Türk tarihi İngilizce öğretiliyor
Yiğit (asıl adı başka), İstanbul ‘da bir holding üniversitesinde, Makine Mühendisliği okuyor; üçüncü sınıftaymış, geldiği liseler ‘misyoner okulları’ değil; ama fakültesinde İngilizce öğretim yapılıyor, ona göre bunun zararı olamaz, çünkü ‘üniversite seviyesine gelmiş bir öğrencinin assimilasyonu gibi bir şeyden bahsedilemez’, fakat…
”…bazı uygulamalar ve amacını anlayamadığım bazı dayatmalar, acaba üniversitenin başka amaçları mı var sorusunu akla getiriyor; bildiğiniz gibi YÖK yasasının her bölümde okutulmasını zorunlu kıldığı ve müfredatını yasayla belirlediği iki ders vardır: Türkçe ve Türk Devrim Tarihi! Türkçe konusunda bir problemim olmadı ama, İnkılâp tarihi (bizdeki adıyla ‘History’ 301-302) dersleri öyle bir ‘format’ta işleniyor ki, insan ne yapacağını şaşırıyor…”

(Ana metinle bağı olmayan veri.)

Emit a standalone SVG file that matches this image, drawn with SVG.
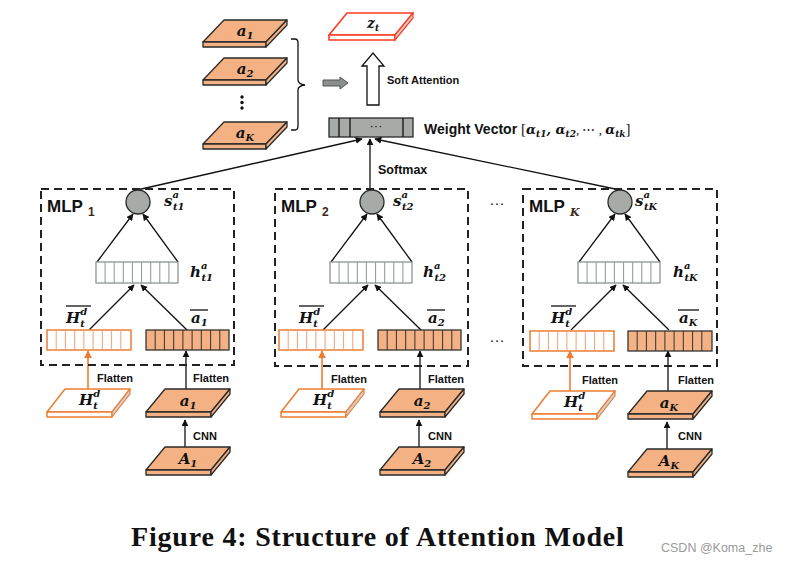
<svg xmlns="http://www.w3.org/2000/svg" xmlns:xlink="http://www.w3.org/1999/xlink" width="790" height="563" viewBox="0 0 790 563">
<style>
.plate{fill:#f4b183;stroke:#2a2a2a;stroke-width:1.3;stroke-linejoin:round}
.hplate{fill:#fff;stroke:#ed7d31;stroke-width:1.5;stroke-linejoin:round}
.hside{fill:#cfcfcf;stroke:#ed7d31;stroke-width:1.2;stroke-linejoin:round}
.zplate{fill:#fff;stroke:#ff3b1f;stroke-width:1.6;stroke-linejoin:round}
.zside{fill:#cfcfcf;stroke:#ff3b1f;stroke-width:1.2}
.mlp{fill:none;stroke:#222;stroke-width:2;stroke-dasharray:8,5}
.circ{fill:#a6aba8;stroke:#2a2a2a;stroke-width:1.3}
.hbar{fill:#fff;stroke:#8c9592;stroke-width:1.3}
.Hbar{fill:#fff;stroke:#ed7d31;stroke-width:1.5}
.abar{fill:#f4b183;stroke:#333;stroke-width:1.3}
.ln{fill:none;stroke:#111;stroke-width:1.3}
.lno{fill:none;stroke:#ed7d31;stroke-width:1.6}
.math{font-family:"DejaVu Serif",serif;font-style:italic;font-weight:bold;fill:#111;font-size:15px}
.s{font-size:10px}
.lab{font-family:"Liberation Sans",Arial,sans-serif;font-weight:bold;fill:#111}
</style>
<defs>
<marker id="ah" viewBox="0 0 10 10" refX="9" refY="5" markerWidth="7" markerHeight="7" orient="auto" markerUnits="userSpaceOnUse"><path d="M0,0L10,5L0,10z" fill="#111"/></marker>
<marker id="aho" viewBox="0 0 10 10" refX="9" refY="5" markerWidth="8" markerHeight="8" orient="auto" markerUnits="userSpaceOnUse"><path d="M0,0L10,5L0,10z" fill="#ed7d31"/></marker>
<g id="div9">
<path d="M9.2,0V20M18.4,0V20M27.7,0V20M36.9,0V20M46.1,0V20M55.3,0V20M64.6,0V20M73.8,0V20"/>
</g>
<g id="div9h">
<path d="M9.1,0V21M18.2,0V21M27.3,0V21M36.4,0V21M45.6,0V21M54.7,0V21M63.8,0V21M72.9,0V21"/>
</g>
<g id="oplate">
<path class="plate" d="M0,0H63L42,22H-21Z"/>
<path class="plate" d="M-21,22H42V27H-21Z"/>
<path class="plate" d="M42,22L63,0V5L42,27Z"/>
</g>
<g id="oplate2">
<path class="plate" d="M0,0H65L46,23H-19Z"/>
<path class="plate" d="M-19,23H46V28H-19Z"/>
<path class="plate" d="M46,23L65,0V5L46,28Z"/>
</g>
<g id="hplate">
<path class="hplate" d="M0,0H65L47,23H-18Z"/>
<path class="hplate" d="M-18,23H47V28H-18Z"/>
<path class="hside" d="M47,23L65,0V5L47,28Z"/>
</g>
</defs>

<!-- top-left stack -->
<g id="top-a1"><use xlink:href="#oplate" x="224" y="20"/><text class="math" x="245" y="36" text-anchor="middle">a<tspan class="s" dy="3">1</tspan></text></g>
<g id="top-a2"><use xlink:href="#oplate" x="224" y="58"/><text class="math" x="245" y="74" text-anchor="middle">a<tspan class="s" dy="3">2</tspan></text></g>
<g id="top-dots"><circle cx="242" cy="97" r="1.7" fill="#111"/><circle cx="242" cy="102.5" r="1.7" fill="#111"/><circle cx="242" cy="108" r="1.7" fill="#111"/></g>
<g id="top-aK"><use xlink:href="#oplate" x="224" y="122"/><text class="math" x="245" y="138" text-anchor="middle">a<tspan class="s" dy="3">K</tspan></text></g>
<g id="brace"><path class="ln" d="M291,39H295Q298,39 298,43V80Q298,84 305,85Q298,86 298,90V126Q298,130 295,130H291" stroke-width="1.4"/></g>
<g id="gray-arrow"><path d="M323,80H340V77L348,83L340,89V86H323Z" fill="#8a8f8d" stroke="#555" stroke-width="1"/></g>

<!-- z_t -->
<g id="zt">
<path class="zplate" d="M347,13H413L395,35H329Z"/>
<path class="zplate" d="M329,35H395V40H329Z"/>
<path class="zside" d="M395,35L413,13V18L395,40Z"/>
<text class="math" x="373" y="28" text-anchor="middle" style="font-size:14px">z<tspan class="s" style="font-size:9px" dy="3">t</tspan></text>
</g>
<g id="soft-attention">
<path d="M367,105V66H362L373,53L384,66H379V105Z" fill="#fff" stroke="#111" stroke-width="1.3"/>
<text class="lab" x="387" y="84" font-size="11">Soft Attention</text>
</g>

<!-- weight vector -->
<g id="weight-vector">
<rect x="329" y="118" width="84" height="19" fill="#a6aba8" stroke="#2a2a2a" stroke-width="1.3"/>
<path class="ln" d="M339,118V137M350,118V137M403,118V137"/>
<text x="376" y="130" font-size="13" text-anchor="middle" font-family="Liberation Sans,sans-serif" fill="#222">···</text>
<text class="lab" x="424" y="134" font-size="14">Weight Vector <tspan font-family="Liberation Serif,serif" font-weight="normal" font-size="15">[</tspan><tspan class="math" style="font-size:13px">α<tspan class="s" style="font-size:9px" dy="3">t1</tspan><tspan dy="-3">, α</tspan><tspan class="s" style="font-size:9px" dy="3">t2</tspan><tspan dy="-3" font-style="normal" font-weight="normal" font-family="Liberation Serif,serif">, ⋯ , </tspan>α<tspan class="s" style="font-size:9px" dy="3">tk</tspan></tspan><tspan dy="-3" font-family="Liberation Serif,serif" font-weight="normal" font-size="15">]</tspan></text>
</g>

<!-- connectors -->
<g id="connectors">
<path class="ln" d="M137,190L362,139" marker-end="url(#ah)"/>
<path class="ln" d="M370,190V139" marker-end="url(#ah)"/>
<path class="ln" d="M620,190L375,139" marker-end="url(#ah)"/>
<path class="ln" d="M97,262L133,214" marker-end="url(#ah)"/>
<path class="ln" d="M178,262L143,214" marker-end="url(#ah)"/>
<path class="ln" d="M89,330L134,285" marker-end="url(#ah)"/>
<path class="ln" d="M187,330L141,285" marker-end="url(#ah)"/>
<path class="lno" d="M88,390V351" marker-end="url(#aho)"/>
<path class="ln" d="M186,390V351" marker-end="url(#ah)"/>
<path class="ln" d="M185,447V420" marker-end="url(#ah)"/>
<path class="ln" d="M331,262L367,214" marker-end="url(#ah)"/>
<path class="ln" d="M412,262L377,214" marker-end="url(#ah)"/>
<path class="ln" d="M323,330L368,285" marker-end="url(#ah)"/>
<path class="ln" d="M421,330L375,285" marker-end="url(#ah)"/>
<path class="lno" d="M322,390V351" marker-end="url(#aho)"/>
<path class="ln" d="M420,390V351" marker-end="url(#ah)"/>
<path class="ln" d="M419,447V420" marker-end="url(#ah)"/>
<path class="ln" d="M579,262L615,214" marker-end="url(#ah)"/>
<path class="ln" d="M660,262L625,214" marker-end="url(#ah)"/>
<path class="ln" d="M571,330L616,285" marker-end="url(#ah)"/>
<path class="ln" d="M669,330L623,285" marker-end="url(#ah)"/>
<path class="lno" d="M570,391V351" marker-end="url(#aho)"/>
<path class="ln" d="M668,391V351" marker-end="url(#ah)"/>
<path class="ln" d="M667,449V422" marker-end="url(#ah)"/>
</g>
<text class="lab" x="378" y="174" font-size="12.5">Softmax</text>

<!-- column 1 -->
<g id="mlp1">
<rect class="mlp" x="41" y="189" width="193" height="176"/>
<text class="lab" x="47" y="212" font-size="17">MLP<tspan font-size="12" dx="5" dy="4" fill="#3a2a1a">1</tspan></text>
</g>
<g id="s1"><circle class="circ" cx="138" cy="202" r="12"/><text class="math" x="164" y="206">s<tspan class="s" dy="-8">a</tspan><tspan class="s" dx="-6" dy="12">t1</tspan></text></g>
<g id="h1"><rect class="hbar" x="96" y="262" width="82" height="21"/><use xlink:href="#div9h" x="96" y="262" stroke="#8c9592" stroke-width="1"/><text class="math" x="190" y="277">h<tspan class="s" dy="-8">a</tspan><tspan class="s" dx="-6" dy="12">t1</tspan></text></g>
<g id="Hbar1"><rect class="Hbar" x="47" y="330" width="84" height="20"/><use xlink:href="#div9" x="47" y="330" stroke="#f0a070" stroke-width="1"/><text class="math" x="66" y="323">H<tspan class="s" dy="-8">d</tspan><tspan class="s" dx="-7" dy="12">t</tspan></text><path class="ln" d="M66,306H91"/></g>
<g id="abar1"><rect class="abar" x="146" y="330" width="83" height="20"/><use xlink:href="#div9" x="146" y="330" stroke="#333" stroke-width="1"/><text class="math" x="191" y="323">a<tspan class="s" dy="3">1</tspan></text><path class="ln" d="M190,310H208"/></g>
<g id="Hplate1"><use xlink:href="#hplate" x="65" y="389"/><text class="math" x="79" y="405">H<tspan class="s" dy="-8">d</tspan><tspan class="s" dx="-7" dy="12">t</tspan></text><text class="lab" x="97" y="382" font-size="11">Flatten</text></g>
<g id="aplate1"><use xlink:href="#oplate2" x="165" y="389"/><text class="math" x="188" y="406" text-anchor="middle">a<tspan class="s" dy="3">1</tspan></text><text class="lab" x="193" y="382" font-size="11">Flatten</text></g>
<g id="Aplate1"><use xlink:href="#oplate2" x="165" y="447"/><text class="math" x="188" y="464" text-anchor="middle">A<tspan class="s" dy="3">1</tspan></text><text class="lab" x="193" y="440" font-size="11">CNN</text></g>

<!-- column 2 -->
<g id="mlp2">
<rect class="mlp" x="275" y="189" width="193" height="177"/>
<text class="lab" x="281" y="212" font-size="17">MLP<tspan font-size="12" dx="5" dy="4" fill="#3a2a1a">2</tspan></text>
</g>
<g id="s2"><circle class="circ" cx="372" cy="202" r="12"/><text class="math" x="393" y="206">s<tspan class="s" dy="-8">a</tspan><tspan class="s" dx="-6" dy="12">t2</tspan></text></g>
<g id="h2"><rect class="hbar" x="330" y="262" width="82" height="21"/><use xlink:href="#div9h" x="330" y="262" stroke="#8c9592" stroke-width="1"/><text class="math" x="423" y="277">h<tspan class="s" dy="-8">a</tspan><tspan class="s" dx="-6" dy="12">t2</tspan></text></g>
<g id="Hbar2"><rect class="Hbar" x="279" y="330" width="84" height="20"/><use xlink:href="#div9" x="279" y="330" stroke="#f0a070" stroke-width="1"/><text class="math" x="299" y="323">H<tspan class="s" dy="-8">d</tspan><tspan class="s" dx="-7" dy="12">t</tspan></text><path class="ln" d="M299,306H324"/></g>
<g id="abar2"><rect class="abar" x="378" y="330" width="83" height="20"/><use xlink:href="#div9" x="378" y="330" stroke="#333" stroke-width="1"/><text class="math" x="428" y="323">a<tspan class="s" dy="3">2</tspan></text><path class="ln" d="M427,310H445"/></g>
<g id="Hplate2"><use xlink:href="#hplate" x="299" y="389"/><text class="math" x="313" y="405">H<tspan class="s" dy="-8">d</tspan><tspan class="s" dx="-7" dy="12">t</tspan></text><text class="lab" x="331" y="383" font-size="11">Flatten</text></g>
<g id="aplate2"><use xlink:href="#oplate2" x="399" y="389"/><text class="math" x="422" y="406" text-anchor="middle">a<tspan class="s" dy="3">2</tspan></text><text class="lab" x="428" y="383" font-size="11">Flatten</text></g>
<g id="Aplate2"><use xlink:href="#oplate2" x="399" y="447"/><text class="math" x="422" y="464" text-anchor="middle">A<tspan class="s" dy="3">2</tspan></text><text class="lab" x="428" y="440" font-size="11">CNN</text></g>

<!-- column K -->
<g id="mlpK">
<rect class="mlp" x="523" y="189" width="194" height="177"/>
<text class="lab" x="529" y="212" font-size="17">MLP<tspan class="math" dx="5" dy="4" style="font-size:11px;fill:#3a2a1a">K</tspan></text>
</g>
<g id="sK"><circle class="circ" cx="620" cy="202" r="12"/><text class="math" x="635" y="206">s<tspan class="s" dy="-8">a</tspan><tspan class="s" dx="-6" dy="12">tK</tspan></text></g>
<g id="hK"><rect class="hbar" x="578" y="262" width="82" height="21"/><use xlink:href="#div9h" x="578" y="262" stroke="#8c9592" stroke-width="1"/><text class="math" x="673" y="277">h<tspan class="s" dy="-8">a</tspan><tspan class="s" dx="-6" dy="12">tK</tspan></text></g>
<g id="HbarK"><rect class="Hbar" x="530" y="331" width="84" height="20"/><use xlink:href="#div9" x="530" y="331" stroke="#f0a070" stroke-width="1"/><text class="math" x="551" y="323">H<tspan class="s" dy="-8">d</tspan><tspan class="s" dx="-7" dy="12">t</tspan></text><path class="ln" d="M551,306H576"/></g>
<g id="abarK"><rect class="abar" x="628" y="331" width="84" height="20"/><use xlink:href="#div9" x="628" y="331" stroke="#333" stroke-width="1"/><text class="math" x="679" y="323">a<tspan class="s" dy="3">K</tspan></text><path class="ln" d="M678,310H699"/></g>
<g id="HplateK"><use xlink:href="#hplate" x="550" y="391"/><text class="math" x="564" y="407">H<tspan class="s" dy="-8">d</tspan><tspan class="s" dx="-7" dy="12">t</tspan></text><text class="lab" x="582" y="384" font-size="11">Flatten</text></g>
<g id="aplateK"><use xlink:href="#oplate2" x="647" y="391"/><text class="math" x="669" y="408" text-anchor="middle">a<tspan class="s" dy="3">K</tspan></text><text class="lab" x="678" y="384" font-size="11">Flatten</text></g>
<g id="AplateK"><use xlink:href="#oplate2" x="647" y="449"/><text class="math" x="669" y="466" text-anchor="middle">A<tspan class="s" dy="3">K</tspan></text><text class="lab" x="678" y="440" font-size="11">CNN</text></g>

<!-- ellipses between columns -->
<g id="dots-top"><text x="497" y="208" font-size="15" text-anchor="middle" font-family="Liberation Sans,sans-serif" fill="#111">···</text></g>
<g id="dots-bottom"><text x="497" y="345" font-size="15" text-anchor="middle" font-family="Liberation Sans,sans-serif" fill="#111">···</text></g>

<text x="131" y="546" font-size="28" font-weight="bold" letter-spacing="0.8" font-family="Liberation Serif,serif" fill="#111">Figure 4: Structure of Attention Model</text>
<text x="661" y="552" font-size="12.5" font-family="Liberation Sans,sans-serif" fill="#9a9a9a">CSDN @Koma_zhe</text>
</svg>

”…öncelikle ders İngilizce: Türk Tarihi’nin İngilizce öğretilmesine, hatta parti isimlerinin bire bir çevirisi yapılarak, İngilizceleştirilmesine son derece karşıyım. Bununla kalsa iyi, doğal olarak ders İngilizce olunca, ders kitabı da İngilizce oluyor. Bize esas ders kitabı olarak Eric Van Zürcher’ ‘in ‘Turkey: A Modern History’ kitabı; yardımcı okuma paketleri olarak da, Cengiz Çandar’ın Amerikan dergilerinde yayımlanan makalelerinden (çok koyu bir Atatürk düşmanlığını içeriyor); Amerikan thin-tank kuruluşlarının, Türkiye üzerine analizlerine kadar, birçok ilginç yazı okutuluyor. Görüşler, neler diye soracak olursanız?..”

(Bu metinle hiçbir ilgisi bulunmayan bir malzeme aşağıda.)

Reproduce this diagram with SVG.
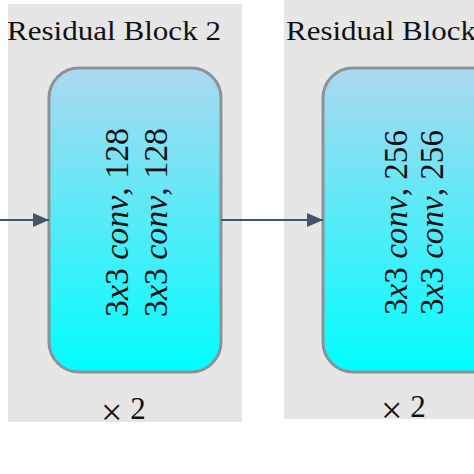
<svg xmlns="http://www.w3.org/2000/svg" width="474" height="474" viewBox="0 0 474 474">
<defs>
<linearGradient id="g" x1="0" y1="0" x2="0" y2="1">
<stop offset="0" stop-color="#acd8f0"/>
<stop offset="1" stop-color="#00fdff"/>
</linearGradient>
<marker id="ah" markerWidth="16" markerHeight="14" refX="16" refY="7" orient="auto" markerUnits="userSpaceOnUse">
<path d="M0,0 L16,7 L0,14 Z" fill="#44546a"/>
</marker>
<style>
.panel{fill:#e6e6e6}
.box{fill:url(#g);stroke:#8e9196;stroke-width:3}
.title{font-family:"Liberation Serif",serif;font-size:28px;fill:#111}
.conv{font-family:"Liberation Serif",serif;font-size:34px;fill:#111}
.it{font-style:italic}
.rep{font-family:"Liberation Serif",serif;font-size:31px;fill:#111}
.x{font-size:38px}
.con{stroke:#44546a;stroke-width:2;fill:none}
</style>
</defs>
<rect width="474" height="474" fill="#ffffff"/>
<g id="block2">
<rect class="panel" x="8" y="4" width="234" height="418"/>
<text class="title" x="7" y="40" textLength="214" lengthAdjust="spacingAndGlyphs">Residual Block 2</text>
<rect class="box" x="49" y="68" width="172" height="304" rx="30" ry="30"/>
<text class="conv" transform="translate(128,317) rotate(-90)" textLength="189" lengthAdjust="spacingAndGlyphs">3<tspan class="it">x</tspan>3 <tspan class="it">conv</tspan>, 128</text>
<text class="conv" transform="translate(167,317) rotate(-90)" textLength="189" lengthAdjust="spacingAndGlyphs">3<tspan class="it">x</tspan>3 <tspan class="it">conv</tspan>, 128</text>
<text class="rep" x="101" y="419"><tspan class="x" dy="6">×</tspan><tspan dy="-6"> 2</tspan></text>
</g>
<g id="block3">
<rect class="panel" x="284" y="0" width="190" height="419"/>
<text class="title" x="286" y="40" textLength="190" lengthAdjust="spacingAndGlyphs">Residual Block</text>
<rect class="box" x="323" y="68" width="190" height="304" rx="30" ry="30"/>
<text class="conv" transform="translate(407,315) rotate(-90)" textLength="185" lengthAdjust="spacingAndGlyphs">3<tspan class="it">x</tspan>3 <tspan class="it">conv</tspan>, 256</text>
<text class="conv" transform="translate(443,315) rotate(-90)" textLength="185" lengthAdjust="spacingAndGlyphs">3<tspan class="it">x</tspan>3 <tspan class="it">conv</tspan>, 256</text>
<text class="rep" x="381" y="417"><tspan class="x" dy="6">×</tspan><tspan dy="-6"> 2</tspan></text>
</g>
<g id="connectors">
<line class="con" x1="0" y1="220" x2="49" y2="220" marker-end="url(#ah)"/>
<line class="con" x1="221" y1="220" x2="323" y2="220" marker-end="url(#ah)"/>
</g>
</svg>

”a) … ‘Nutuk’ tarihi bir belge olarak ele alınamaz, tamamıyla muhalefeti eleştirmek amacıyla yazılmıştır. (a.g. e.s. 182)..”
”b) …Atatürk dönemi intelligentsia’sı halktan kopuk ve ütopik hayaller peşinde koşan, toplum mühendisliğine soyunmuş küçük bir gruptu; bu yüzden Devrim Anadolu’da istediği etkiyi yapamadı…”
”…Devletçi politikalar 1929 krizinin sonucuydu, devletin kuruluş politikası değil!” (İnönü politikası devletçiliği istismar etti denilmek isteniyor)
”…Atatürkçülük hiçbir zaman coherent (kendi içinde yetkin) bir ideoloji olmadı, başka fikirlerden alıntılar çoğunlukta, herkes bu sayede Atatürkçülüğü kendine göre yorumluyor. Atatürkçülük, abartılmış bir tarihi kimliği ve milli şovenizmi araç olarak kullanıyor… (a.g.e.s. 189)”
c) ”Darbelerle Türkiye Cumhuriyeti yıkılmış ve 2., Sonra 1981’de 3. Cumhuriyet kurulmuştur (a.g.e. s. 253, 292)”
İşte tuzak bu!
…ve daha hatırlayamadığım birçok şey, ben doğal olarak asistana karşı çıktım; Atatürk dönemi aydınının elit olmadığını, öyle olsa zorla elde ettiği gücü halka dağıtmayacağını söyledim; Nutuk’u okumuş biri olarak, Nutuk’la ilgili olanların, yalandan öte olmadığını söyledim. Atatürkçülük’ün, aynı dönemde ortaya çıkan Faşizm’den ve Sosyalizm’den daha kapsamlı, daha tutarlı ve halk yararına olduğunu, zamanın gösterdiğini söyledim. Ama bütün bunları, bir Makine Mühendisliği öğrencisinin mi söylemesi gerekirdi? Tarih Bölümü’ndekiler, Uluslararası İlişkiler Bölümü’ndekiler susunca, ben konuşmak zorunda kaldım..”
”…sanıyorum ki akıllarında şu vardı: Yabancı bir akademisyenin Türkiye üzerine yazdığı bir kitap, tabii ki daha objektif ve doğru olacaktır. Bu mu nesnellik? İşte tuzak bu! Bu kitabı objektif bir şekilde (yani ortaöğretimde öğretilen tarih gibi olmayan) yazacak bir Türk akademisyen yok muydu? Türk tezini ilerde savunacak, Türkiye’nin dış dünyayla bağlantısını kuracak olan kişilerin, böyle duyarsız olması çok üzücü! Bu konuya değinebilirseniz sevinirim…” 12 Mart 2004, saat 01.45)
Ne mi diyeceğim, şunu: 1/ Gündeş, Yiğit ‘in tutumunu örnek almalı; yakınma yerine, dikkat, gözlem ve tesbit; tesbitlerden, genellemelerle, karşısındakilerin asıl amaçlarını araştırmak; böyle bir çaba, yurt bilincini oluşturup pekiştirecek, üzüntü ve umutsuzluk, yerini, ölçülü bir iyimserliğe bırakacaktır; bildiğiniz gibi, kurtuluşun anası ölçülü bir iyimserliktir!.